## Given instruction
Leaving the pictures aside, transcribe every line below exactly.

--- Begin Dataset extract ---

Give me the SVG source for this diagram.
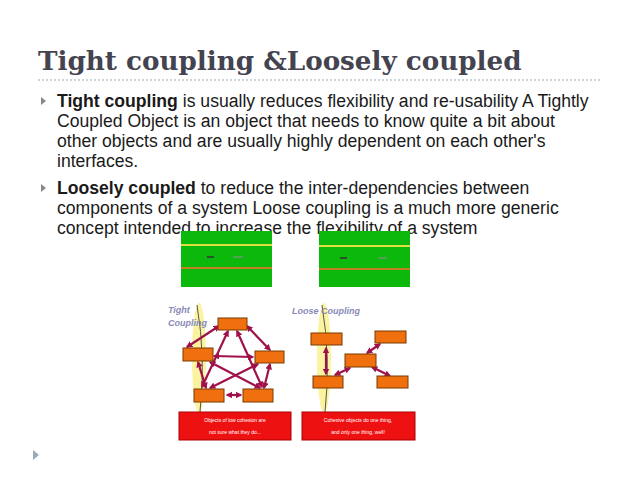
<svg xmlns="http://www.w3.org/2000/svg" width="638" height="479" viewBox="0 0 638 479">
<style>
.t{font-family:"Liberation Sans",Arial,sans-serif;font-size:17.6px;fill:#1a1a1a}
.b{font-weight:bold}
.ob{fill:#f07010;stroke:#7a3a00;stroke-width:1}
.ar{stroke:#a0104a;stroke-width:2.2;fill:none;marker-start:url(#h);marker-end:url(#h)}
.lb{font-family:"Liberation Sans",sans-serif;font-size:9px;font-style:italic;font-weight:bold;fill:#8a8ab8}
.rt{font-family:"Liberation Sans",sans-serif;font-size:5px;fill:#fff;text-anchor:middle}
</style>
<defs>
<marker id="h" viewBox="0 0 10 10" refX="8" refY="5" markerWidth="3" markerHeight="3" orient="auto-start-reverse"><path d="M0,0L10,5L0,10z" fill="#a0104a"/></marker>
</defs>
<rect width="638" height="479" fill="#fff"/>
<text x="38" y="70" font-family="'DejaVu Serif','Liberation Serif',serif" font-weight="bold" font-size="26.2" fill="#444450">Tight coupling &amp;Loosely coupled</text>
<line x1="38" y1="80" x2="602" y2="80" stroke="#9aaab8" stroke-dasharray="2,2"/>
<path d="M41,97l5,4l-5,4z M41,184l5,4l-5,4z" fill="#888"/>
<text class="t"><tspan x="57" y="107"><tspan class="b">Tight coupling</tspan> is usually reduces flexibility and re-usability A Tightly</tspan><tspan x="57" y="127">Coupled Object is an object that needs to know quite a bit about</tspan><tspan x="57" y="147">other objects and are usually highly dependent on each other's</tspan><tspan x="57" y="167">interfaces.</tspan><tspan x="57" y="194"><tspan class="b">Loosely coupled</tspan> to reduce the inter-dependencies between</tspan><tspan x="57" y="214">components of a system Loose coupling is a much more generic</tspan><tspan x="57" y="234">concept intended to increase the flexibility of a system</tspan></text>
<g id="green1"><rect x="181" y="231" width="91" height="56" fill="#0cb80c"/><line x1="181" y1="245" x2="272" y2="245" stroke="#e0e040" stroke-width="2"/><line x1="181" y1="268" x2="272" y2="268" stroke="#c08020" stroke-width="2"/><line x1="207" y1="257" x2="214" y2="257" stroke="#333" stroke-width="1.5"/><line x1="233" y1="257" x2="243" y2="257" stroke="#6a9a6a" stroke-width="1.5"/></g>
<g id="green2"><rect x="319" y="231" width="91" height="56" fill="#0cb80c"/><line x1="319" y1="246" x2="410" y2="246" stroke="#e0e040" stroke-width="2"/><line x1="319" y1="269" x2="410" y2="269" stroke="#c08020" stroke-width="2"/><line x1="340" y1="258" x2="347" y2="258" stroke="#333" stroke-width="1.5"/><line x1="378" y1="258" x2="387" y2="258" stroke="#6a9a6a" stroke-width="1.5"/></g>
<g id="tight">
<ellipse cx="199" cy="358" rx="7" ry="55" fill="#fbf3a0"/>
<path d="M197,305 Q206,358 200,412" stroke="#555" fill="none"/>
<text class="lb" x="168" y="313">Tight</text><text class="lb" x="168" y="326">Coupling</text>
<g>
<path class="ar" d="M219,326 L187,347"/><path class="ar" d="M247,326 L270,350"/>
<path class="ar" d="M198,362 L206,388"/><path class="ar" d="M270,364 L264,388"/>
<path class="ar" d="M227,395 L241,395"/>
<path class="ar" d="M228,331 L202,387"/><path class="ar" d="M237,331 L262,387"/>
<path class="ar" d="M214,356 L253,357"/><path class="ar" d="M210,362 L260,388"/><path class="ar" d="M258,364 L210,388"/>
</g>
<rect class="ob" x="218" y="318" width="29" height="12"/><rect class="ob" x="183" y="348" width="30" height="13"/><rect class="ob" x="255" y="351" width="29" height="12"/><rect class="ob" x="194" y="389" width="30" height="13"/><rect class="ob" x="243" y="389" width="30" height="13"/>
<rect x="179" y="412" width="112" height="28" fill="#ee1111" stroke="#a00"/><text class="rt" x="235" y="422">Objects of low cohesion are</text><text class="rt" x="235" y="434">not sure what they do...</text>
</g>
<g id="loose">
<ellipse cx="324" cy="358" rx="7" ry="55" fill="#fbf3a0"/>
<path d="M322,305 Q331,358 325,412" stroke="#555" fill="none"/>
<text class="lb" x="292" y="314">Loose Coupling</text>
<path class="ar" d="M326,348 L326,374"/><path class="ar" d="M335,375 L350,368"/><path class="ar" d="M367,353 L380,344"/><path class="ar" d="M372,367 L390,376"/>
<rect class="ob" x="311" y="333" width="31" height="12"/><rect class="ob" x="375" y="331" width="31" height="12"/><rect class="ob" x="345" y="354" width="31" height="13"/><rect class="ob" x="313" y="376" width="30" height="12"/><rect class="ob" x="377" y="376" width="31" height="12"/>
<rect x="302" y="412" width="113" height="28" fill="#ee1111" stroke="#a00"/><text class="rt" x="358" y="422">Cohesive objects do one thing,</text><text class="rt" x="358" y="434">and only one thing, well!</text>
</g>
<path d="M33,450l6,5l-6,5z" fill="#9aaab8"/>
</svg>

--- End Dataset extract ---

## Exercise response
Give me the SVG source for this diagram.
<svg xmlns="http://www.w3.org/2000/svg" width="638" height="479" viewBox="0 0 638 479">
<style>
.t{font-family:"Liberation Sans",Arial,sans-serif;font-size:17.6px;fill:#1a1a1a}
.b{font-weight:bold}
.ob{fill:#f07010;stroke:#7a3a00;stroke-width:1}
.ar{stroke:#a0104a;stroke-width:2.2;fill:none;marker-start:url(#h);marker-end:url(#h)}
.lb{font-family:"Liberation Sans",sans-serif;font-size:9px;font-style:italic;font-weight:bold;fill:#8a8ab8}
.rt{font-family:"Liberation Sans",sans-serif;font-size:5px;fill:#fff;text-anchor:middle}
</style>
<defs>
<marker id="h" viewBox="0 0 10 10" refX="8" refY="5" markerWidth="3" markerHeight="3" orient="auto-start-reverse"><path d="M0,0L10,5L0,10z" fill="#a0104a"/></marker>
</defs>
<rect width="638" height="479" fill="#fff"/>
<text x="38" y="70" font-family="'DejaVu Serif','Liberation Serif',serif" font-weight="bold" font-size="26.2" fill="#444450">Tight coupling &amp;Loosely coupled</text>
<line x1="38" y1="80" x2="602" y2="80" stroke="#9aaab8" stroke-dasharray="2,2"/>
<path d="M41,97l5,4l-5,4z M41,184l5,4l-5,4z" fill="#888"/>
<text class="t"><tspan x="57" y="107"><tspan class="b">Tight coupling</tspan> is usually reduces flexibility and re-usability A Tightly</tspan><tspan x="57" y="127">Coupled Object is an object that needs to know quite a bit about</tspan><tspan x="57" y="147">other objects and are usually highly dependent on each other's</tspan><tspan x="57" y="167">interfaces.</tspan><tspan x="57" y="194"><tspan class="b">Loosely coupled</tspan> to reduce the inter-dependencies between</tspan><tspan x="57" y="214">components of a system Loose coupling is a much more generic</tspan><tspan x="57" y="234">concept intended to increase the flexibility of a system</tspan></text>
<g id="green1"><rect x="181" y="231" width="91" height="56" fill="#0cb80c"/><line x1="181" y1="245" x2="272" y2="245" stroke="#e0e040" stroke-width="2"/><line x1="181" y1="268" x2="272" y2="268" stroke="#c08020" stroke-width="2"/><line x1="207" y1="257" x2="214" y2="257" stroke="#333" stroke-width="1.5"/><line x1="233" y1="257" x2="243" y2="257" stroke="#6a9a6a" stroke-width="1.5"/></g>
<g id="green2"><rect x="319" y="231" width="91" height="56" fill="#0cb80c"/><line x1="319" y1="246" x2="410" y2="246" stroke="#e0e040" stroke-width="2"/><line x1="319" y1="269" x2="410" y2="269" stroke="#c08020" stroke-width="2"/><line x1="340" y1="258" x2="347" y2="258" stroke="#333" stroke-width="1.5"/><line x1="378" y1="258" x2="387" y2="258" stroke="#6a9a6a" stroke-width="1.5"/></g>
<g id="tight">
<ellipse cx="199" cy="358" rx="7" ry="55" fill="#fbf3a0"/>
<path d="M197,305 Q206,358 200,412" stroke="#555" fill="none"/>
<text class="lb" x="168" y="313">Tight</text><text class="lb" x="168" y="326">Coupling</text>
<g>
<path class="ar" d="M219,326 L187,347"/><path class="ar" d="M247,326 L270,350"/>
<path class="ar" d="M198,362 L206,388"/><path class="ar" d="M270,364 L264,388"/>
<path class="ar" d="M227,395 L241,395"/>
<path class="ar" d="M228,331 L202,387"/><path class="ar" d="M237,331 L262,387"/>
<path class="ar" d="M214,356 L253,357"/><path class="ar" d="M210,362 L260,388"/><path class="ar" d="M258,364 L210,388"/>
</g>
<rect class="ob" x="218" y="318" width="29" height="12"/><rect class="ob" x="183" y="348" width="30" height="13"/><rect class="ob" x="255" y="351" width="29" height="12"/><rect class="ob" x="194" y="389" width="30" height="13"/><rect class="ob" x="243" y="389" width="30" height="13"/>
<rect x="179" y="412" width="112" height="28" fill="#ee1111" stroke="#a00"/><text class="rt" x="235" y="422">Objects of low cohesion are</text><text class="rt" x="235" y="434">not sure what they do...</text>
</g>
<g id="loose">
<ellipse cx="324" cy="358" rx="7" ry="55" fill="#fbf3a0"/>
<path d="M322,305 Q331,358 325,412" stroke="#555" fill="none"/>
<text class="lb" x="292" y="314">Loose Coupling</text>
<path class="ar" d="M326,348 L326,374"/><path class="ar" d="M335,375 L350,368"/><path class="ar" d="M367,353 L380,344"/><path class="ar" d="M372,367 L390,376"/>
<rect class="ob" x="311" y="333" width="31" height="12"/><rect class="ob" x="375" y="331" width="31" height="12"/><rect class="ob" x="345" y="354" width="31" height="13"/><rect class="ob" x="313" y="376" width="30" height="12"/><rect class="ob" x="377" y="376" width="31" height="12"/>
<rect x="302" y="412" width="113" height="28" fill="#ee1111" stroke="#a00"/><text class="rt" x="358" y="422">Cohesive objects do one thing,</text><text class="rt" x="358" y="434">and only one thing, well!</text>
</g>
<path d="M33,450l6,5l-6,5z" fill="#9aaab8"/>
</svg>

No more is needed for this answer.